Question

Set up and solve an appropriate system of linear equations to answer the questions. Grace is three times as old as Hans, but in 5 years she will be twice as old as Hans is then. How old are they now?

Answer

**step1** Understanding the problem

We need to find the current ages of Grace and Hans. The problem gives us two pieces of information about their ages.

**step2** Identifying the current age relationship

The first piece of information tells us that Grace is currently three times as old as Hans. This means if we know Hans's age, we can multiply it by 3 to find Grace's age.

**step3** Identifying the future age relationship

The second piece of information tells us what will happen in 5 years. In 5 years, Grace will be twice as old as Hans is then. This means we need to think about their ages after 5 years have passed.

**step4** Representing current ages using units

To solve this problem without using complicated algebra, we can use a "unit" approach. Let's imagine Hans's current age as 1 unit.
Since Grace is three times as old as Hans, Grace's current age would be 3 units.

**step5** Representing ages in 5 years using units

Now, let's think about their ages in 5 years:
Hans's age in 5 years will be his current age (1 unit) plus 5 years. So, Hans's age will be 1 unit + 5.
Grace's age in 5 years will be her current age (3 units) plus 5 years. So, Grace's age will be 3 units + 5.

**step6** Setting up the relationship for ages in 5 years

The problem states that in 5 years, Grace's age will be twice Hans's age. This means that Grace's age (3 units + 5) is equal to 2 times Hans's age (1 unit + 5).
We can write this as:
3 units + 5 = (1 unit + 5) + (1 unit + 5)
Combining the parts on the right side:
3 units + 5 = 2 units + 10.

**step7** Finding the value of one unit

Now we have a comparison: "3 units + 5" is the same as "2 units + 10".
To find out what 1 unit is equal to, we can compare both sides. If we take away 2 units from both sides, we will see what 1 unit equals:
(3 units + 5) - 2 units = (2 units + 10) - 2 units
This leaves us with:
1 unit + 5 = 10.
To find the value of 1 unit, we subtract 5 from both sides:
1 unit = 10 - 5
1 unit = 5.

**step8** Calculating current ages

We found that 1 unit is equal to 5.
Since Hans's current age is 1 unit, Hans is 5 years old.
Grace's current age is 3 units, so Grace is 3 multiplied by 5 years, which is 15 years old.

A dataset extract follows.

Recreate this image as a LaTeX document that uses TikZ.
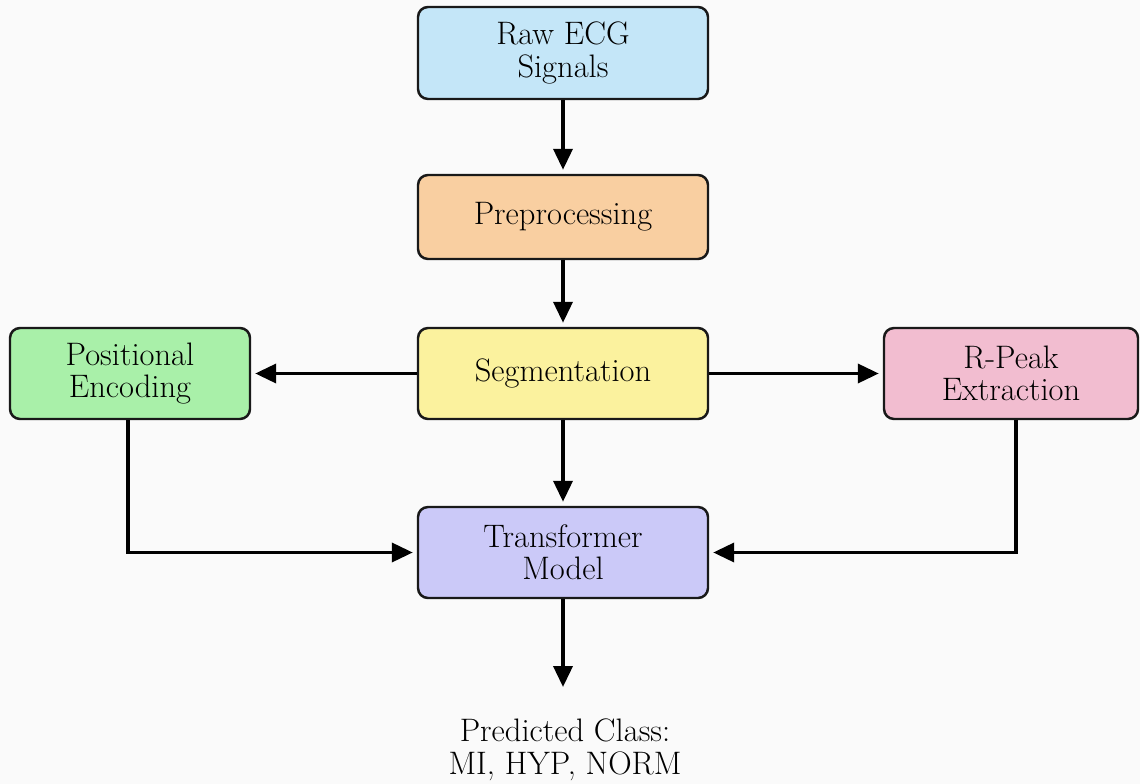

**step9** Verifying the solution

Let's check if our ages fit the conditions of the problem:
1. Is Grace three times as old as Hans now? Grace is 15, Hans is 5. Yes, $$15 = 3 \times 5$$. This is correct.
2. In 5 years, will Grace be twice as old as Hans?
In 5 years, Hans will be $$5 + 5 = 10$$ years old.
In 5 years, Grace will be $$15 + 5 = 20$$ years old.
Is Grace (20) twice as old as Hans (10)? Yes, $$20 = 2 \times 10$$. This is also correct.
Both conditions are met, so our solution is correct.